Blanchard was orchestrating the finish work on both boats simultaneously, within tight timelines and budgets, and the experience taught her valuable lessons. One was the fine art of coordinating and supervising skilled and unskilled workers to obtain their best efforts. Then there was the 18-month restoration for a German client of Arequipa, a 65-foot Madden & Lewis motoryacht built in 1927. Smaller projects have included the Cape George 45 Robert Lewis, a high-tech fiberglass cutter with a teak-and-mahogany exterior; and Nevermore, the Howard Chapelle-designed 51-foot schooner built from cedar on an island in British Columbia in 1981. Blanchard stripped the entire hull, longboarded and revarnished it with 12 coats in 2006 and again in 2024.
She has a reputation for serving her clients with genuine concern for their assets. “Some are more like my boats,” she quips. “I notice things all the time, call the owner and recommend people to look at it. Sometimes I’m like a mother to those boats.”
One of her clients is Scott Wilson, who has owned his 1974 Grand Banks 42 Scout since 2017. He has worked on the boat “as a gopher and apprentice” alongside Blanchard. “Joni is a master craftsperson who literally wrote the book on refinishing wood on vessels,” he says. “She knows all the techniques, the varnish options, the sequence of steps, the high standards.”

Wilson worries about the future for wood refinishers like Blanchard, in part because of the dwindling number of wooden boats. “But it’s also hard work, and the ones I know, like Joni, may not be doing it in a few years.”
Blanchard also wants to see a healthy cycle of generational change in her trade. Like many others, she thinks apprenticeships are the foundation for the industry’s future.
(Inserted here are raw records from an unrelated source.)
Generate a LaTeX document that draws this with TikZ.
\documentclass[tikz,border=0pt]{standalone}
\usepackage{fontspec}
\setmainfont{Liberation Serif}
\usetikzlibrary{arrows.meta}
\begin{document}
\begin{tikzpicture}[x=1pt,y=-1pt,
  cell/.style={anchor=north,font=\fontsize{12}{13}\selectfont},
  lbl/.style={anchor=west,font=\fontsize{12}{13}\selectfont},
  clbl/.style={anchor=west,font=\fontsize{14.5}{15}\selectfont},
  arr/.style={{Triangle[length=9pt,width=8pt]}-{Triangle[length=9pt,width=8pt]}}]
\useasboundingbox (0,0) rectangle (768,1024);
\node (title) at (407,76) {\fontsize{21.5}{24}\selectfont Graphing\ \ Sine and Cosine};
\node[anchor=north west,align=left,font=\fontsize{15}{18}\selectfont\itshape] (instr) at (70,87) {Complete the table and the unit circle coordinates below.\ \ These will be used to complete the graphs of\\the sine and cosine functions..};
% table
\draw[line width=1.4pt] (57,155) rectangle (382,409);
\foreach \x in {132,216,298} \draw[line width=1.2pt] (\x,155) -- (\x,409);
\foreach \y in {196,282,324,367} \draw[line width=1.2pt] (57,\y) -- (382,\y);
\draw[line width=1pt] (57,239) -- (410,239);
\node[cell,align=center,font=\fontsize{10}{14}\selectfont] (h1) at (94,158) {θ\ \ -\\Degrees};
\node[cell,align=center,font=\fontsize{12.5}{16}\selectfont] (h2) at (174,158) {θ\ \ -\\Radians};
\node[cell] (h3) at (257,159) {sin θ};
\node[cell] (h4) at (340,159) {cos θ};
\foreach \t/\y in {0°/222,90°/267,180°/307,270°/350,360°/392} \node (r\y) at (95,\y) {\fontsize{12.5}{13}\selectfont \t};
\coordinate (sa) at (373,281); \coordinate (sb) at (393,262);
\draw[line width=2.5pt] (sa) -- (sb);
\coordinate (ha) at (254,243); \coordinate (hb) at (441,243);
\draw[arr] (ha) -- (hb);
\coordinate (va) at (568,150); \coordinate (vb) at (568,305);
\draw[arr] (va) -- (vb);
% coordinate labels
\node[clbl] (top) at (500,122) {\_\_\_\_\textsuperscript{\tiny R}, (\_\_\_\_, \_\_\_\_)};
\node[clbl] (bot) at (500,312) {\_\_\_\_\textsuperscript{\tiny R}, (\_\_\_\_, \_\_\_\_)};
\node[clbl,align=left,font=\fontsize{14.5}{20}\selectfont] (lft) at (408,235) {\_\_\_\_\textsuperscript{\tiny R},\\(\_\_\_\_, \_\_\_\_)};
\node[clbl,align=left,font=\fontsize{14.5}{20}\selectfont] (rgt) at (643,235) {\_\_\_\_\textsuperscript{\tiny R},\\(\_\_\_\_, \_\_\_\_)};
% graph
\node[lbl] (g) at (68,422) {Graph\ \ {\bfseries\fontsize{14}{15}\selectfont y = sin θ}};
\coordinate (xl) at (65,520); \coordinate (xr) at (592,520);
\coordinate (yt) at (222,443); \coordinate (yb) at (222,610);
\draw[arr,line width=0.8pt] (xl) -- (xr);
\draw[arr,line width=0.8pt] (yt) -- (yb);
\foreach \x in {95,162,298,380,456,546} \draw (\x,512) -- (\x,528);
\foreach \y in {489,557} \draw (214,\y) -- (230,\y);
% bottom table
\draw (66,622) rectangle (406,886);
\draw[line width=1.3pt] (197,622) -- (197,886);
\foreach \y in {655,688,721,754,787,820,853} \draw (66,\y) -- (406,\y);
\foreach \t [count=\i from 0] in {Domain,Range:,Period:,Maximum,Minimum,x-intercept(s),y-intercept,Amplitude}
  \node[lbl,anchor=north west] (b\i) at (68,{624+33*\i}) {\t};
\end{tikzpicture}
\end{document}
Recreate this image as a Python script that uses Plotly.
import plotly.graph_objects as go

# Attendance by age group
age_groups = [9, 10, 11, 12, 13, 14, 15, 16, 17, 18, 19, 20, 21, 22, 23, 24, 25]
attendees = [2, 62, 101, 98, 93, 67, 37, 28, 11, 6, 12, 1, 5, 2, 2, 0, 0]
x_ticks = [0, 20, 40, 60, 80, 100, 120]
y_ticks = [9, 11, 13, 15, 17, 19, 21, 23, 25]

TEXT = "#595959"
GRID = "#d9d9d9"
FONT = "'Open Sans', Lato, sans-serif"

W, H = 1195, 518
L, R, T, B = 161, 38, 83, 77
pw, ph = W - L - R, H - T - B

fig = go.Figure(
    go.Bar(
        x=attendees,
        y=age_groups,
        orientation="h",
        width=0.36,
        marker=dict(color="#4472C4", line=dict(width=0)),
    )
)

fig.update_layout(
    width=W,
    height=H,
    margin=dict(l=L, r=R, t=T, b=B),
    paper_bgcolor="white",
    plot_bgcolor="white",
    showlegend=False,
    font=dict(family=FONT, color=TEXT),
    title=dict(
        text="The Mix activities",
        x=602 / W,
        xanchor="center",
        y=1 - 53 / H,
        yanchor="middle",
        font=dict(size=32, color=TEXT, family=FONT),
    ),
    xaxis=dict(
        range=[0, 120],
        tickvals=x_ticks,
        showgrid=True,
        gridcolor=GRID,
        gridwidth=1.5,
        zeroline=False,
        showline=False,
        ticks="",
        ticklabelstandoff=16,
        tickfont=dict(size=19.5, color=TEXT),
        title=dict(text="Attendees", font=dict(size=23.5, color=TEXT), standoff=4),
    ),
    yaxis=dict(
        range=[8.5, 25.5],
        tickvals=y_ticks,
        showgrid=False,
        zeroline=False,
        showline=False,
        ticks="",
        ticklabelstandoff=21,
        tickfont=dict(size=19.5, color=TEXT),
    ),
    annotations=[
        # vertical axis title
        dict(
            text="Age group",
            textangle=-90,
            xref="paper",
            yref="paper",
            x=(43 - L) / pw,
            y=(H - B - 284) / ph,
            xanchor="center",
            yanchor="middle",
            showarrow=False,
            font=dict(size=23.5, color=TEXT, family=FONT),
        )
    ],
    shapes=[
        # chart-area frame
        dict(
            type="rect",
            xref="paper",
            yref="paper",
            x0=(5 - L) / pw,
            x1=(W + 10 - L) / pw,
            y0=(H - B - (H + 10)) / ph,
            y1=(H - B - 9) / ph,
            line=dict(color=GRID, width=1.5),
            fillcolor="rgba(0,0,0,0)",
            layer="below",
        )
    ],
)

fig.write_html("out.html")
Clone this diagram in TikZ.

She considers herself lucky to have worked alongside excellent shipwrights and finishers. “I’ve learned tidbits from just about all of them,” she says.
Bryan Hayes, she says, hired her when she was new in town. He instilled in her patience and attention to detail, which are indispensable for good finish work. Tom George started the company that operates Catalyst and Westward. He instructed her about caulking and fillers, how to deal with rot and stains, how to stop rust and paint metalwork, and how to do deck seams and deck finishes. “He also taught me efficiency, strategy and how to keep a project running smoothly, yet with quality,” she says.
These days, Blanchard is teacher and mentor. She conducts varnish workshops for amateurs at the Port Townsend Wooden Boat Festival. She also hires and teaches inexperienced practitioners who are looking to fatten up meager funds, including the children of friends, recent boat school graduates and prison work release candidates. Some of the people she taught now run their own finishing businesses.

Together with a few colleagues, she recently proposed the Heritage Vessel Program to the Port of Port Townsend. It was enacted to keep wooden boats or locally built fiberglass craft in town when they change ownership. So far, four classic vessels remained in port because of that program, which allows new owners to retain the boat’s previous slip without having to go on a wait list.
That’s a win-win, according to Blanchard. “We can continue to work on these boats as we have done for decades, for the benefit of the boats, the new owners, the local tradespeople and the economic vitality of our community.”